MITCHELL v. GARRISON PROTECTIVE SERVS., INC.

United States Court of Appeals, Second Circuit (2016)

Facts

Issue

Holding — Per Curiam

Rule

Reasoning

Deep Dive: How the Court Reached Its Decision

Legal Framework for Fraudulent Transfers

The U.S. Court of Appeals for the Second Circuit examined the criteria for fraudulent transfers under New York Debtor and Creditor Law (DCL) § 273-a. The court noted that a conveyance is considered fraudulent if it is made without fair consideration when the conveyor is a defendant in a money damages action or if a judgment has been docketed against them, and the defendant fails to satisfy the judgment. The court emphasized that the plaintiffs had to establish three elements to prove a fraudulent transfer: (1) the conveyance was made without fair consideration, (2) the conveyor was a defendant in an action for money damages or a judgment was docketed against them, and (3) the defendant failed to satisfy the judgment. The court found that these elements were met in this case, as the customer accounts were transferred without fair consideration, LPS was a defendant in the plaintiffs' action, and the judgment remained unsatisfied.

Characterization of the Customer Accounts

The court addressed whether the customer accounts constituted assets that could be subject to enforcement. The court recognized that a "book of business" could be considered an asset under New York law. It found that the District Court correctly identified the customer accounts as assets transferred without fair consideration. The court noted that the Consulting Agreement between Christopher Lyons and Garrison indicated an attempt to transfer LPS’s clients to Garrison, which resulted in LPS’s shutdown. The court found that the District Court did not err in its factual findings regarding the transfer and valuation of these accounts. The evidence showed that the accounts were transferred and that they had value, supporting the District Court’s determination that they were assets subject to enforcement.

Procedural Considerations

The court considered the procedural framework for enforcing the judgment. It explained that the proceedings were consistent with a plenary action rather than a special proceeding. The court highlighted that there is no equivalent to a special proceeding under the Federal Rules of Civil Procedure, and thus, the District Court had leeway in how it treated the case. The court found that the District Court properly construed the plaintiffs’ motion as a plenary action, which allowed for a more extensive discovery process. The court noted that this approach did not prejudice Garrison, as they were given sufficient notice of the claims and the opportunity to defend against them. The court affirmed that the plaintiffs' rights to enforce the judgment were valid under the applicable procedural standards.

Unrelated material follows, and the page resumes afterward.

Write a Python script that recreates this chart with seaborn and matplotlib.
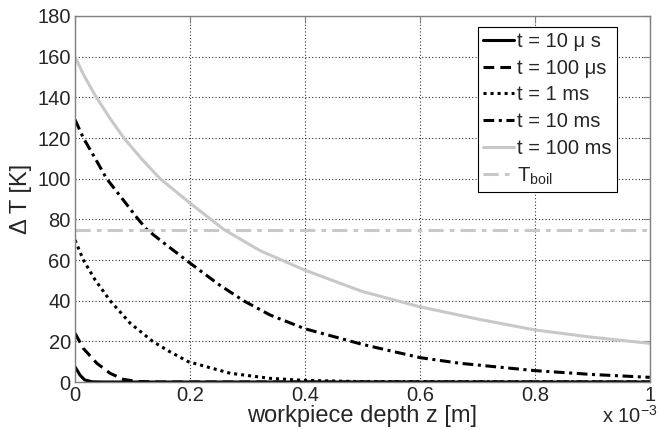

Fair Consideration and Ownership

The court examined the issue of fair consideration and ownership of the customer accounts. It agreed with the District Court’s finding that the customer accounts were transferred without fair consideration, as LPS received nothing in return for the transfer. The court also found that the accounts originally belonged to LPS and not to Christopher Lyons individually. The court noted that the Consulting Agreement between Lyons and Garrison indicated that Garrison expected to derive significant revenue from the accounts, which underscored their value. The court found no error in the District Court’s determination that the accounts were worth at least $300,000 and were transferred without fair consideration. This supported the conclusion that the transfer was fraudulent under DCL § 273-a.

Conclusion of the Court

The court concluded that the District Court's findings were supported by the evidence and were not clearly erroneous. It found that the plaintiffs had established the elements of a fraudulent transfer under DCL § 273-a. The court also concluded that the procedural approach taken by the District Court was appropriate and did not prejudice Garrison. As a result, the court affirmed the District Court’s judgment that the customer accounts were assets fraudulently transferred to Garrison and were subject to enforcement to satisfy the judgment. The court reviewed all of Garrison's arguments on appeal and found them to be without merit. Accordingly, the court upheld the District Court's decision in favor of the plaintiffs.